**Set task:** Skip the pictures. Reproduce all other material exactly.

>>>>>

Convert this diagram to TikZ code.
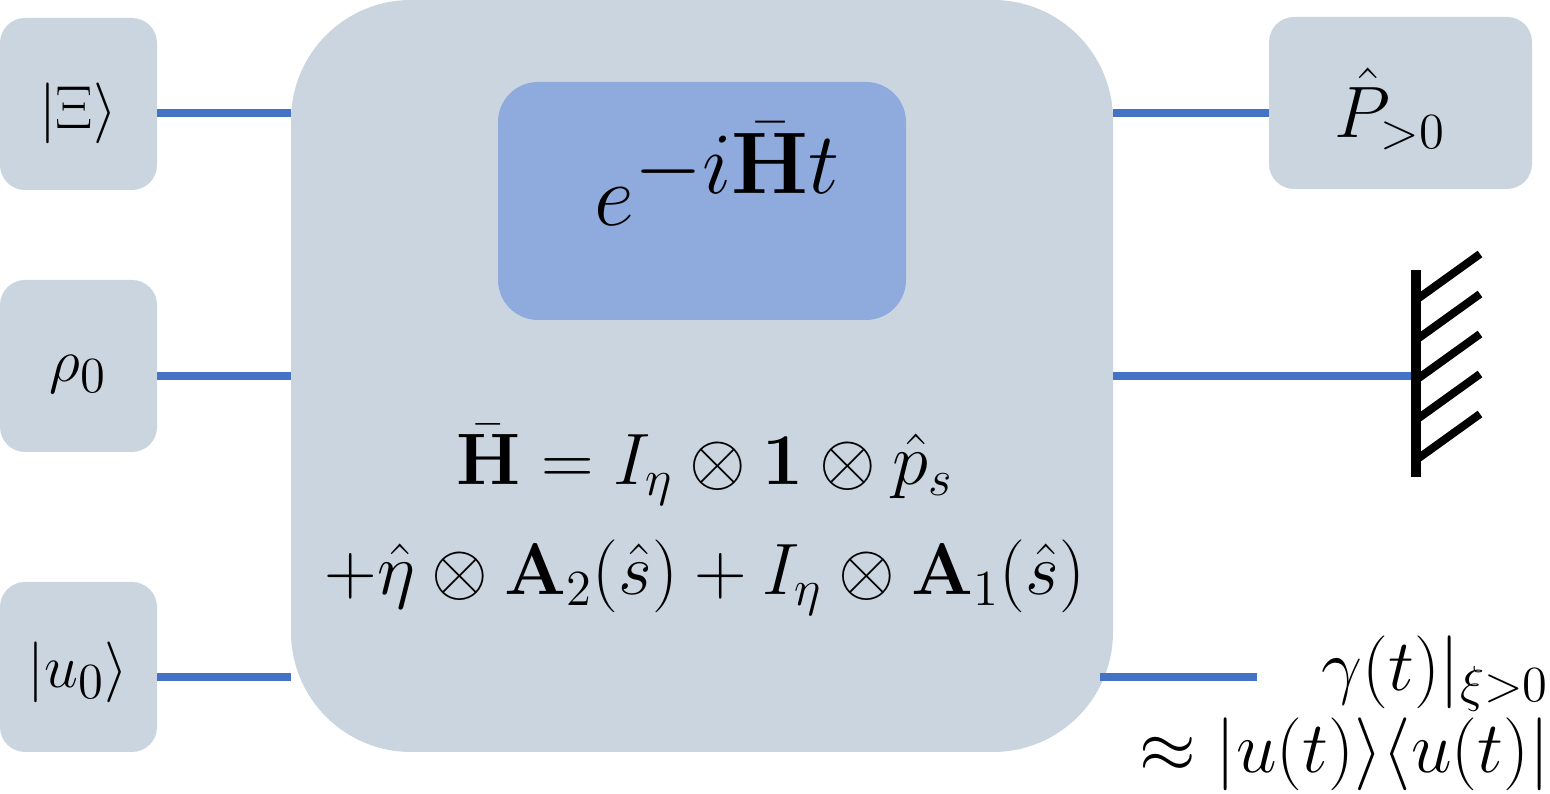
\documentclass[tikz,border=0pt]{standalone}
\usepackage{amssymb}
\usepackage{amsmath}
\usetikzlibrary{positioning}
\definecolor{boxgray}{HTML}{CBD5E0}
\definecolor{innerblue}{HTML}{8FABDD}
\definecolor{wireblue}{HTML}{4472C4}
\tikzset{
  port/.style={fill=boxgray, draw=none, rounded corners=0.25cm},
  wire/.style={wireblue, line width=0.08cm},
  big/.style={font=\fontsize{19}{25}\selectfont},
  bigger/.style={font=\fontsize{22.5}{30}\selectfont}
}
\begin{document}
\begin{tikzpicture}[big]
\useasboundingbox (0,0) rectangle (15.5,7.94);
% Main box and exponential
\fill[boxgray, rounded corners=1.2cm] (2.91,0.42) rectangle (11.13,7.94);
\fill[innerblue, rounded corners=0.4cm] (4.98,4.74) rectangle (9.06,7.12);
\node (expo) at (7.18,6.2) {\fontsize{49}{54}\selectfont $e^{-i\bar{\mathbf{H}}t}$};
\node[bigger, align=center] (ham) at (7.05,2.74) {$\bar{\mathbf{H}}=I_\eta\otimes\mathbf{1}\otimes\hat{p}_s$\\[0.05cm]
  $+\hat{\eta}\otimes\mathbf{A}_2(\hat{s})+I_\eta\otimes\mathbf{A}_1(\hat{s})$};
% Inputs
\fill[port] (0,6.04) rectangle (1.57,7.76);
\fill[port] (0,3.42) rectangle (1.57,5.14);
\fill[port] (0,0.42) rectangle (1.57,2.12);
\node (xi) at (0.78,6.81) {$|\Xi\rangle$};
\node (rho) at (0.78,4.2) {$\rho_0$};
\node (u0) at (0.78,1.22) {$|u_0\rangle$};
\coordinate (inA) at (2.91,6.81);
\coordinate (inB) at (2.91,4.18);
\coordinate (inC) at (2.91,1.17);
\draw[wire] (1.57,6.81) -- (inA);
\draw[wire] (1.57,4.18) -- (inB);
\draw[wire] (1.57,1.17) -- (inC);
% Outputs
\fill[port] (12.69,6.05) rectangle (15.32,7.77);
\node[bigger] (proj) at (13.9,6.85) {$\hat{P}_{>0}$};
\coordinate (outA) at (11.13,6.81);
\coordinate (outB) at (11.13,4.18);
\coordinate (outC) at (11.0,1.17);
\coordinate (gnd) at (14.16,4.18);
\coordinate (endC) at (12.57,1.17);
\draw[wire] (outA) -- (12.69,6.81);
\draw[wire] (outB) -- (gnd);
\draw[wire] (outC) -- (endC);
% Ground
\draw[line width=0.1cm] (14.16,3.17) -- (14.16,5.24);
\foreach \y in {3.34,3.74,4.14,4.54,4.94}
  \draw[line width=0.08cm] (14.16,\y) -- ++(0.64,0.46);
\node[font=\fontsize{21.5}{28}\selectfont, anchor=east, inner sep=0pt] (gam) at (15.5,1.2) {$\gamma(t)|_{\xi>0}$};
\node[font=\fontsize{21.5}{28}\selectfont, anchor=east, inner sep=0pt] (appr) at (15.5,0.4) {$\approx|u(t)\rangle\langle u(t)|$};
\end{tikzpicture}
\end{document}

<<<<<

**Written response:**
Convert this diagram to TikZ code.
\documentclass[tikz,border=0pt]{standalone}
\usepackage{amssymb}
\usepackage{amsmath}
\usetikzlibrary{positioning}
\definecolor{boxgray}{HTML}{CBD5E0}
\definecolor{innerblue}{HTML}{8FABDD}
\definecolor{wireblue}{HTML}{4472C4}
\tikzset{
  port/.style={fill=boxgray, draw=none, rounded corners=0.25cm},
  wire/.style={wireblue, line width=0.08cm},
  big/.style={font=\fontsize{19}{25}\selectfont},
  bigger/.style={font=\fontsize{22.5}{30}\selectfont}
}
\begin{document}
\begin{tikzpicture}[big]
\useasboundingbox (0,0) rectangle (15.5,7.94);
% Main box and exponential
\fill[boxgray, rounded corners=1.2cm] (2.91,0.42) rectangle (11.13,7.94);
\fill[innerblue, rounded corners=0.4cm] (4.98,4.74) rectangle (9.06,7.12);
\node (expo) at (7.18,6.2) {\fontsize{49}{54}\selectfont $e^{-i\bar{\mathbf{H}}t}$};
\node[bigger, align=center] (ham) at (7.05,2.74) {$\bar{\mathbf{H}}=I_\eta\otimes\mathbf{1}\otimes\hat{p}_s$\\[0.05cm]
  $+\hat{\eta}\otimes\mathbf{A}_2(\hat{s})+I_\eta\otimes\mathbf{A}_1(\hat{s})$};
% Inputs
\fill[port] (0,6.04) rectangle (1.57,7.76);
\fill[port] (0,3.42) rectangle (1.57,5.14);
\fill[port] (0,0.42) rectangle (1.57,2.12);
\node (xi) at (0.78,6.81) {$|\Xi\rangle$};
\node (rho) at (0.78,4.2) {$\rho_0$};
\node (u0) at (0.78,1.22) {$|u_0\rangle$};
\coordinate (inA) at (2.91,6.81);
\coordinate (inB) at (2.91,4.18);
\coordinate (inC) at (2.91,1.17);
\draw[wire] (1.57,6.81) -- (inA);
\draw[wire] (1.57,4.18) -- (inB);
\draw[wire] (1.57,1.17) -- (inC);
% Outputs
\fill[port] (12.69,6.05) rectangle (15.32,7.77);
\node[bigger] (proj) at (13.9,6.85) {$\hat{P}_{>0}$};
\coordinate (outA) at (11.13,6.81);
\coordinate (outB) at (11.13,4.18);
\coordinate (outC) at (11.0,1.17);
\coordinate (gnd) at (14.16,4.18);
\coordinate (endC) at (12.57,1.17);
\draw[wire] (outA) -- (12.69,6.81);
\draw[wire] (outB) -- (gnd);
\draw[wire] (outC) -- (endC);
% Ground
\draw[line width=0.1cm] (14.16,3.17) -- (14.16,5.24);
\foreach \y in {3.34,3.74,4.14,4.54,4.94}
  \draw[line width=0.08cm] (14.16,\y) -- ++(0.64,0.46);
\node[font=\fontsize{21.5}{28}\selectfont, anchor=east, inner sep=0pt] (gam) at (15.5,1.2) {$\gamma(t)|_{\xi>0}$};
\node[font=\fontsize{21.5}{28}\selectfont, anchor=east, inner sep=0pt] (appr) at (15.5,0.4) {$\approx|u(t)\rangle\langle u(t)|$};
\end{tikzpicture}
\end{document}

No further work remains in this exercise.